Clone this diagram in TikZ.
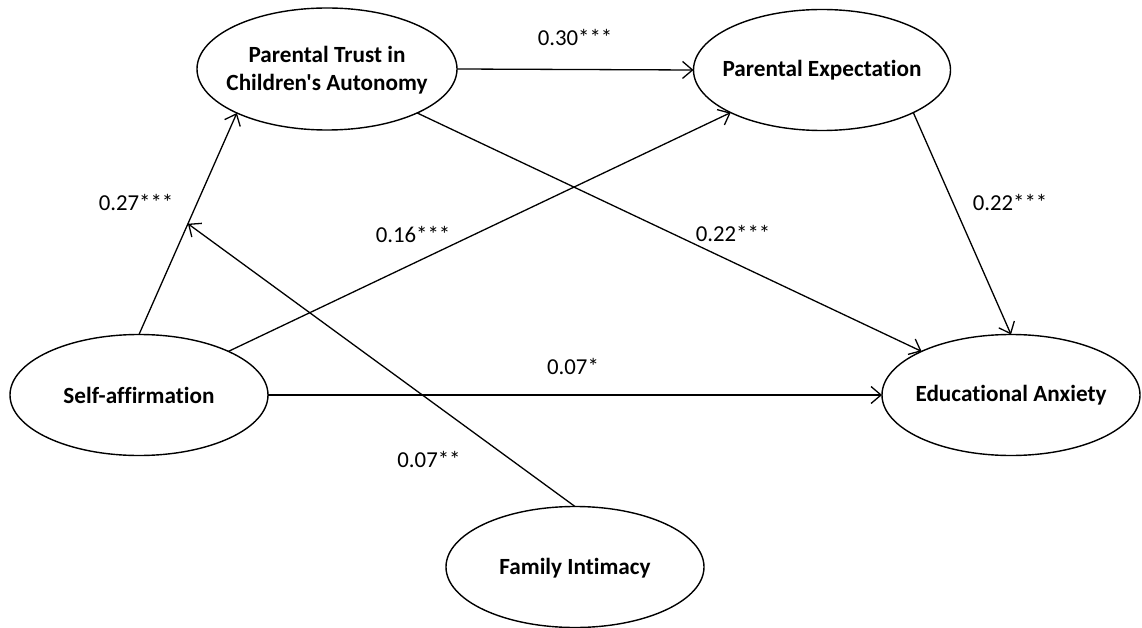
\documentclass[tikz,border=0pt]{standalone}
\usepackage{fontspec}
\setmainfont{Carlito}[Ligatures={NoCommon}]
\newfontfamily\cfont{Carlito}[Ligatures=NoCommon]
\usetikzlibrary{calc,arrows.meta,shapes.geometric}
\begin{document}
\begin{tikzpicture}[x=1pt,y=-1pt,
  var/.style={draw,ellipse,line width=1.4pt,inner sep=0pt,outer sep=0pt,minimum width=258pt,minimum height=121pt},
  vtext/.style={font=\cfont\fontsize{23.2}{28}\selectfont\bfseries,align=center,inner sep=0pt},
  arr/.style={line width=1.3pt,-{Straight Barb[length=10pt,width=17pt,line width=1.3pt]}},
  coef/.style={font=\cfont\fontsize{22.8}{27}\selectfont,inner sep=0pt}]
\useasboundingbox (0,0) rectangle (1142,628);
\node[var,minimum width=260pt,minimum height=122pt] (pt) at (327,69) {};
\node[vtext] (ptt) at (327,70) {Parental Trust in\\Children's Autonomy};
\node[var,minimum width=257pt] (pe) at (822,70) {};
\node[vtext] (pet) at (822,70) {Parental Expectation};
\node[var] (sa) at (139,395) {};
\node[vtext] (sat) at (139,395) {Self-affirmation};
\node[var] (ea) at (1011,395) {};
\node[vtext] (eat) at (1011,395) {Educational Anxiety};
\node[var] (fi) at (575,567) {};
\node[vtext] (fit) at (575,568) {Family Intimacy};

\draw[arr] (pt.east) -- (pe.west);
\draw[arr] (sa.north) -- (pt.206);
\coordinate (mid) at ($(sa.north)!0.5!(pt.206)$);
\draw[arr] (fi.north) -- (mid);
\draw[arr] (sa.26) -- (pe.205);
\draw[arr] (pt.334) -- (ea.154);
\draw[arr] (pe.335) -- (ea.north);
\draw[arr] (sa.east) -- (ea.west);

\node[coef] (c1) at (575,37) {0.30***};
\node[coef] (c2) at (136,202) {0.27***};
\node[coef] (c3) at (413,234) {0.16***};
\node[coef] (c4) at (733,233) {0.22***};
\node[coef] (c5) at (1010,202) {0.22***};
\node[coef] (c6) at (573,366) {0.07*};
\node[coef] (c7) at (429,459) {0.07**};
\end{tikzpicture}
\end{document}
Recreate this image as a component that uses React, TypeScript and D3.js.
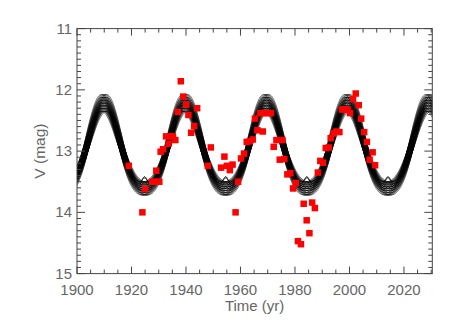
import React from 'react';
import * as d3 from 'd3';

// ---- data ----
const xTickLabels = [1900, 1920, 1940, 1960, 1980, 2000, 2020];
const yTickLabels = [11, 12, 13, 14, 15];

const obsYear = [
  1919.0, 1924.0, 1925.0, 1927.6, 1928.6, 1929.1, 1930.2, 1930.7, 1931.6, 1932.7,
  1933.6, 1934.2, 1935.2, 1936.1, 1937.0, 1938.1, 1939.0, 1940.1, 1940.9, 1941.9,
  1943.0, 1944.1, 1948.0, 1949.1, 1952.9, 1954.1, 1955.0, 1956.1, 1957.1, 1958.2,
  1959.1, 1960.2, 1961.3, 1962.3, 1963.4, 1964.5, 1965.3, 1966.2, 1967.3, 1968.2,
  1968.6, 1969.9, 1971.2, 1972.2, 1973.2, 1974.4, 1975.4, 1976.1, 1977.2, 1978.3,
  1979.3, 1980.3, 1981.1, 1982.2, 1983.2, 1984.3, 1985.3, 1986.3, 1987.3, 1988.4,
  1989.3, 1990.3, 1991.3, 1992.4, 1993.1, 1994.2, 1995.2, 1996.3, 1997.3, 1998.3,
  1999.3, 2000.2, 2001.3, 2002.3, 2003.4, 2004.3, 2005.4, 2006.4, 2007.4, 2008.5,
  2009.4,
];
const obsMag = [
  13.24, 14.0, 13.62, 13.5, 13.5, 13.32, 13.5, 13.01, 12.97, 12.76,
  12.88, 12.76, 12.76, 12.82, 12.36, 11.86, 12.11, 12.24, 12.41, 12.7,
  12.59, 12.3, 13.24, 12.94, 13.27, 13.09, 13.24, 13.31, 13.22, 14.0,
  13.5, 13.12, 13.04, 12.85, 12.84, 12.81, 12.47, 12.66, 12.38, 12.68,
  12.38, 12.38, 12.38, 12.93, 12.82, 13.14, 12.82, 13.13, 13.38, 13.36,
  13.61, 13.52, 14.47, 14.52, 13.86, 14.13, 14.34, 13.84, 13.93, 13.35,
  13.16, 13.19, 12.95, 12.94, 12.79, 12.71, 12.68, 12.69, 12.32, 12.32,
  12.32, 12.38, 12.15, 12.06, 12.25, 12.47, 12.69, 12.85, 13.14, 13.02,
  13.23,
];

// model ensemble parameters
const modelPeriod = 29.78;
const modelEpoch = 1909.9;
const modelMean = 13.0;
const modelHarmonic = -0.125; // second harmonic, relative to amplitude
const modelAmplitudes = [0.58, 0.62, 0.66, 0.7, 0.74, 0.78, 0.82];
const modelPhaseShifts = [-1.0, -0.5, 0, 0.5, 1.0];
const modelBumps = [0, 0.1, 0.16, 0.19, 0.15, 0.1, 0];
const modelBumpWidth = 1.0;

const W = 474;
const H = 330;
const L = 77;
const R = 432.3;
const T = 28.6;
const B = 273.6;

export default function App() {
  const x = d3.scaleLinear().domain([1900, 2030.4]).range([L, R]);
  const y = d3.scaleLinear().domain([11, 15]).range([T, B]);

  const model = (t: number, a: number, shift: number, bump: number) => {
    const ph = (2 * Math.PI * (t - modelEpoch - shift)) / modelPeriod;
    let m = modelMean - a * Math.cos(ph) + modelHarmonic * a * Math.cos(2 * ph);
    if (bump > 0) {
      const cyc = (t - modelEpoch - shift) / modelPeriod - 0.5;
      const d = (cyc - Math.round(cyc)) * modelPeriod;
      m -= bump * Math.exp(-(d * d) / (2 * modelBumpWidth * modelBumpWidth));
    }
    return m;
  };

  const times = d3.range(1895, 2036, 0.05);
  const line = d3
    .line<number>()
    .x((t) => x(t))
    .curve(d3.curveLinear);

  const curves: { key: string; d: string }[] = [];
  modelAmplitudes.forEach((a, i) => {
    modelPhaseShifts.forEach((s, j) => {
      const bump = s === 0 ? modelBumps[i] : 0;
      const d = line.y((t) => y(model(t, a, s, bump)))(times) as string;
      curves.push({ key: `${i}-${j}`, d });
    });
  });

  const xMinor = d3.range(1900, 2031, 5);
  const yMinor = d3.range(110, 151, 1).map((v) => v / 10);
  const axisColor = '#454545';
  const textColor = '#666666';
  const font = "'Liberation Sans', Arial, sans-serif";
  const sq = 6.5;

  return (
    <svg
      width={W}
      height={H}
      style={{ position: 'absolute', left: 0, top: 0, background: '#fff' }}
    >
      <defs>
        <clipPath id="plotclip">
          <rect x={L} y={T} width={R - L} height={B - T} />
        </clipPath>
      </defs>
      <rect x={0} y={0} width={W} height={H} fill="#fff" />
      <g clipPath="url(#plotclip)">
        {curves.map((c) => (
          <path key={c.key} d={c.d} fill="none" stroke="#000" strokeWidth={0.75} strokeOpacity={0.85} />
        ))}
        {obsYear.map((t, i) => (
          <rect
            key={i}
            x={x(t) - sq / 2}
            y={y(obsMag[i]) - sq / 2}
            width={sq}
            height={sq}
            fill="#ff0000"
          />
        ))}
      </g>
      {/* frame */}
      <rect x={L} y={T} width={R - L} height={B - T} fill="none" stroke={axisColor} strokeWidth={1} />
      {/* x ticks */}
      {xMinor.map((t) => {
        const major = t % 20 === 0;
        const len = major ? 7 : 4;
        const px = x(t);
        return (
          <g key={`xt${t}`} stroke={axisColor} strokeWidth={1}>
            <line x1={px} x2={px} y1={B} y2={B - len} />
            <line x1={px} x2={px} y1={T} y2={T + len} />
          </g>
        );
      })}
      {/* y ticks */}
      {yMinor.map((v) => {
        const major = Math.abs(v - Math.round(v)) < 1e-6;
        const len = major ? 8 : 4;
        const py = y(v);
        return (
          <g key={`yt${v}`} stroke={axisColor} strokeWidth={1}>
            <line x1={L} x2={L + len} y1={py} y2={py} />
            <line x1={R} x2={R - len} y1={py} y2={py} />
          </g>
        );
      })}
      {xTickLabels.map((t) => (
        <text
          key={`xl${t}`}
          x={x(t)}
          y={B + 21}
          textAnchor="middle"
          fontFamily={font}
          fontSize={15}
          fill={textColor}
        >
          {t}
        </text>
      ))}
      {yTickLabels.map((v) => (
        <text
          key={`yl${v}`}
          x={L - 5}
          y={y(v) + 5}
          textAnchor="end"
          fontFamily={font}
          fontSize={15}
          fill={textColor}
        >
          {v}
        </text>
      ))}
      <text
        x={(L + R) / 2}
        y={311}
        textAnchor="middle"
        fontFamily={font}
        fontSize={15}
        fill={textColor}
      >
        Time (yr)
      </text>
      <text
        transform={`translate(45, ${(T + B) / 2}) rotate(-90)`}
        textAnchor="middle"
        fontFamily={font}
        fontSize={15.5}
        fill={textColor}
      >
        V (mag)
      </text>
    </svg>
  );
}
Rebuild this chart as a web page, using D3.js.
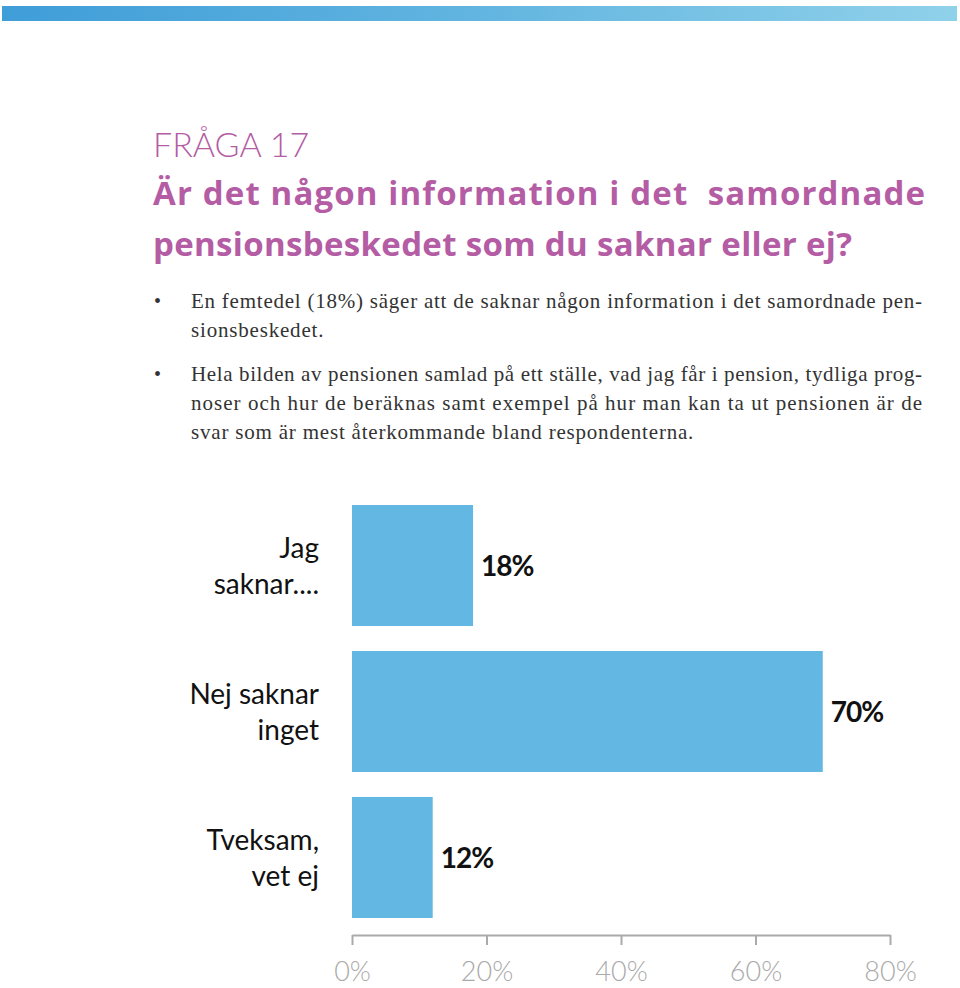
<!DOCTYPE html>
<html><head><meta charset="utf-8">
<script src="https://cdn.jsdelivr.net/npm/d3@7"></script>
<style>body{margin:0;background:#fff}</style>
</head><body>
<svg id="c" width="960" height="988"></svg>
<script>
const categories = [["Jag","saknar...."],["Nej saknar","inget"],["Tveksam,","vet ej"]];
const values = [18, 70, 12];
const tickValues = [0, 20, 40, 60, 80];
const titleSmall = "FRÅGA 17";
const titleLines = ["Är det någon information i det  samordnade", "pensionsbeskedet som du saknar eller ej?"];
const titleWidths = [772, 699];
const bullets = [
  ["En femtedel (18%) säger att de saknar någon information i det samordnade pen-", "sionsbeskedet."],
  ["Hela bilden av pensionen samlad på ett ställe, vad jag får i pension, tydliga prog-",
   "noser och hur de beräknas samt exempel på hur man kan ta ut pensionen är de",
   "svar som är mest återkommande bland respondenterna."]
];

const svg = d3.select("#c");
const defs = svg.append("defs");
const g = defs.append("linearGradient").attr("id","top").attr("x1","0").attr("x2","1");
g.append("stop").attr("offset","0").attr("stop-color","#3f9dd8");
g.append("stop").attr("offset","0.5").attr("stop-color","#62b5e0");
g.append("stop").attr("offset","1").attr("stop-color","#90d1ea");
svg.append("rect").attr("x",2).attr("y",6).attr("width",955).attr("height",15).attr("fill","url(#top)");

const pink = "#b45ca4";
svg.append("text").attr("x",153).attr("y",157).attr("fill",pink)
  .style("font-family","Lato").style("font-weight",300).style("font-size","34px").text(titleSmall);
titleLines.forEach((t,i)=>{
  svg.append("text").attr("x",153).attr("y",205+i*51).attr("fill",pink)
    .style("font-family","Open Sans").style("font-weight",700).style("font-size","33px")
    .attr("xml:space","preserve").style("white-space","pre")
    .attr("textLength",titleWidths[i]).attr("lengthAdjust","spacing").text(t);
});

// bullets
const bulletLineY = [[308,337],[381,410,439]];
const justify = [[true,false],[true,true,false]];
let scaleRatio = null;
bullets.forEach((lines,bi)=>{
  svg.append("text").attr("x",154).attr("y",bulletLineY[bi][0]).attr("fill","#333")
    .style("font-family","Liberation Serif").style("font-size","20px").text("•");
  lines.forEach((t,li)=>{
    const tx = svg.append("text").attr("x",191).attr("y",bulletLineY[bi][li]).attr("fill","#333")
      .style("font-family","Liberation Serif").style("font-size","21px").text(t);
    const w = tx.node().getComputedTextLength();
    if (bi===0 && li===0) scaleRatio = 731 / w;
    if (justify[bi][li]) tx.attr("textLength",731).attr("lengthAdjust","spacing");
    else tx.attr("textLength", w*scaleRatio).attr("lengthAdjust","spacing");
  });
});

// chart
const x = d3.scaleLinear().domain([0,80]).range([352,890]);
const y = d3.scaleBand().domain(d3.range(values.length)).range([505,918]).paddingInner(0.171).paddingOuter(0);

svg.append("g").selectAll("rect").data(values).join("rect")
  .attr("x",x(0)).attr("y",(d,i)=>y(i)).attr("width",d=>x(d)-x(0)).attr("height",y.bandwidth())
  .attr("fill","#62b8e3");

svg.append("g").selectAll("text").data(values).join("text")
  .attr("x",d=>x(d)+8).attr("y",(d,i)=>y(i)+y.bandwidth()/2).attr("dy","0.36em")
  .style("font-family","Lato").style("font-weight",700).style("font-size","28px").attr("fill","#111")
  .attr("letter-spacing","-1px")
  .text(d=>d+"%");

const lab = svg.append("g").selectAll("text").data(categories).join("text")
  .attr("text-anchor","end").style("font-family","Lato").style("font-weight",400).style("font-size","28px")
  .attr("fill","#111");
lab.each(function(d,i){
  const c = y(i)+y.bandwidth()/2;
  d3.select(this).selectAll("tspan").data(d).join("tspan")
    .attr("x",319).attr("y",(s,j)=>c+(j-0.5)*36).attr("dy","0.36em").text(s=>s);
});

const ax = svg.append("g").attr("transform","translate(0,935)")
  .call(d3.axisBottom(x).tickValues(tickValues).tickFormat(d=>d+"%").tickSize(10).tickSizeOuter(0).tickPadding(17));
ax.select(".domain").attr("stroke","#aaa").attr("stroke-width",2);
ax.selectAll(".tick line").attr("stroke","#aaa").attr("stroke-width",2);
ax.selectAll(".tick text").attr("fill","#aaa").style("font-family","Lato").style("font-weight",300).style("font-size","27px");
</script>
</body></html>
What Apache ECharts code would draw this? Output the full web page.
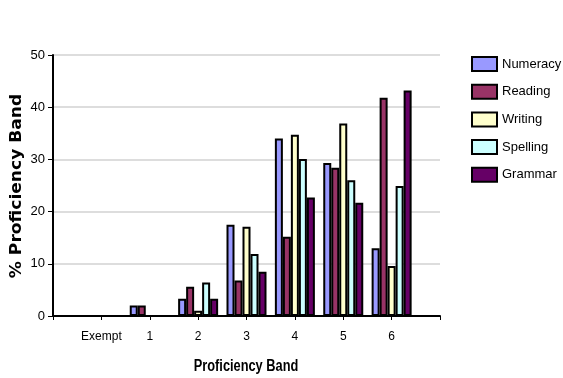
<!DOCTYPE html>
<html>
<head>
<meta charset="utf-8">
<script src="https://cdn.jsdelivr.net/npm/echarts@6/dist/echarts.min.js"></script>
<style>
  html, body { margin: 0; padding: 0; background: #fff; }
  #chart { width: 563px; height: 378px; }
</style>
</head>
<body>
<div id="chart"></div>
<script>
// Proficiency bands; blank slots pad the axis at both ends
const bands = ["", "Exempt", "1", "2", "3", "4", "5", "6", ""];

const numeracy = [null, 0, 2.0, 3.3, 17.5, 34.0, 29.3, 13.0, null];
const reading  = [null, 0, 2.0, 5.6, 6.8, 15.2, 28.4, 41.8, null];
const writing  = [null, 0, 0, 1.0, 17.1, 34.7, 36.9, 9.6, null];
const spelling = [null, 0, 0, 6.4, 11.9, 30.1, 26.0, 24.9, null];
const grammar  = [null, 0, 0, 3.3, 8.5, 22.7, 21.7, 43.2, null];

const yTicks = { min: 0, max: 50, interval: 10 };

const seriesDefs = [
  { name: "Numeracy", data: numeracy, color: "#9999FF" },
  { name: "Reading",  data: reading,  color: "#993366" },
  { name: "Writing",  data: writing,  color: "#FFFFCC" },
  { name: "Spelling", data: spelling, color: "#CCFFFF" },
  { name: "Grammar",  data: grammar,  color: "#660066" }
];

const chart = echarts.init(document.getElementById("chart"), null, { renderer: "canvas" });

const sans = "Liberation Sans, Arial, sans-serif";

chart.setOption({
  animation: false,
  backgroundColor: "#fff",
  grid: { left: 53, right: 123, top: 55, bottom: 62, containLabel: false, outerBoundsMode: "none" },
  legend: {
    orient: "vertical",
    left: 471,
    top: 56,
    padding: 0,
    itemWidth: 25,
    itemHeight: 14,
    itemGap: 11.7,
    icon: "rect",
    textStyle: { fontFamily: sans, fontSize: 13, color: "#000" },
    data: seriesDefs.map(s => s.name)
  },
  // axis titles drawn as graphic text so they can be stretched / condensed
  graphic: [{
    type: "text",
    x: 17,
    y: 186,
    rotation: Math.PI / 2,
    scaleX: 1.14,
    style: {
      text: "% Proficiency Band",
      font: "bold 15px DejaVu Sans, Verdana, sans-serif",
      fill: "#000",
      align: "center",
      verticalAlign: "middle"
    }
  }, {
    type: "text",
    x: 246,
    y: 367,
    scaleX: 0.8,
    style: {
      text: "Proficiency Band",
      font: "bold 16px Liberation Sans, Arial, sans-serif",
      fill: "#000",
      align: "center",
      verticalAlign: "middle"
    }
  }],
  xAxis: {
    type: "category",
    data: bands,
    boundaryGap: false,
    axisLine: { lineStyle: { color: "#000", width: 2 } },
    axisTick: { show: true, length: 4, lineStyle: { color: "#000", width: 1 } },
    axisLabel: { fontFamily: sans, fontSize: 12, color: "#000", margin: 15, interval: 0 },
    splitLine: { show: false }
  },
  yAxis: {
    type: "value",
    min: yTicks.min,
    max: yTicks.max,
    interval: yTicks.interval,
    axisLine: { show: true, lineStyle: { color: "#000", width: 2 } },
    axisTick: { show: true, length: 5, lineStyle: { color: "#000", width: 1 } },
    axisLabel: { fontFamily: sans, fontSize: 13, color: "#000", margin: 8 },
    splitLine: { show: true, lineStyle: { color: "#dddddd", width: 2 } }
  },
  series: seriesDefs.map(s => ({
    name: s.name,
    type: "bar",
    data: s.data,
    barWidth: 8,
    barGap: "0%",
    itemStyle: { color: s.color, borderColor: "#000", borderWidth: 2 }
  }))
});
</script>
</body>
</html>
----
== WHAT THIS TASK INVOLVES ==
Without the pictures, please reproduce each line of the listing above exactly, from the first one through the line bearing "import * as d3 from 'd3';".

== OUTPUT FOR THIS EXERCISE ==
Clone this diagram in TikZ.
\documentclass[tikz,border=0pt]{standalone}
\usepackage{fontspec}
\setmainfont{Carlito}[Ligatures={NoCommon}]
\newfontfamily\cfont{Carlito}[Ligatures=NoCommon]
\usetikzlibrary{calc,arrows.meta,shapes.geometric}
\begin{document}
\begin{tikzpicture}[x=1pt,y=-1pt,
  var/.style={draw,ellipse,line width=1.4pt,inner sep=0pt,outer sep=0pt,minimum width=258pt,minimum height=121pt},
  vtext/.style={font=\cfont\fontsize{23.2}{28}\selectfont\bfseries,align=center,inner sep=0pt},
  arr/.style={line width=1.3pt,-{Straight Barb[length=10pt,width=17pt,line width=1.3pt]}},
  coef/.style={font=\cfont\fontsize{22.8}{27}\selectfont,inner sep=0pt}]
\useasboundingbox (0,0) rectangle (1142,628);
\node[var,minimum width=260pt,minimum height=122pt] (pt) at (327,69) {};
\node[vtext] (ptt) at (327,70) {Parental Trust in\\Children's Autonomy};
\node[var,minimum width=257pt] (pe) at (822,70) {};
\node[vtext] (pet) at (822,70) {Parental Expectation};
\node[var] (sa) at (139,395) {};
\node[vtext] (sat) at (139,395) {Self-affirmation};
\node[var] (ea) at (1011,395) {};
\node[vtext] (eat) at (1011,395) {Educational Anxiety};
\node[var] (fi) at (575,567) {};
\node[vtext] (fit) at (575,568) {Family Intimacy};

\draw[arr] (pt.east) -- (pe.west);
\draw[arr] (sa.north) -- (pt.206);
\coordinate (mid) at ($(sa.north)!0.5!(pt.206)$);
\draw[arr] (fi.north) -- (mid);
\draw[arr] (sa.26) -- (pe.205);
\draw[arr] (pt.334) -- (ea.154);
\draw[arr] (pe.335) -- (ea.north);
\draw[arr] (sa.east) -- (ea.west);

\node[coef] (c1) at (575,37) {0.30***};
\node[coef] (c2) at (136,202) {0.27***};
\node[coef] (c3) at (413,234) {0.16***};
\node[coef] (c4) at (733,233) {0.22***};
\node[coef] (c5) at (1010,202) {0.22***};
\node[coef] (c6) at (573,366) {0.07*};
\node[coef] (c7) at (429,459) {0.07**};
\end{tikzpicture}
\end{document}
Recreate this image as a component that uses React, TypeScript and D3.js.
import React from 'react';
import * as d3 from 'd3';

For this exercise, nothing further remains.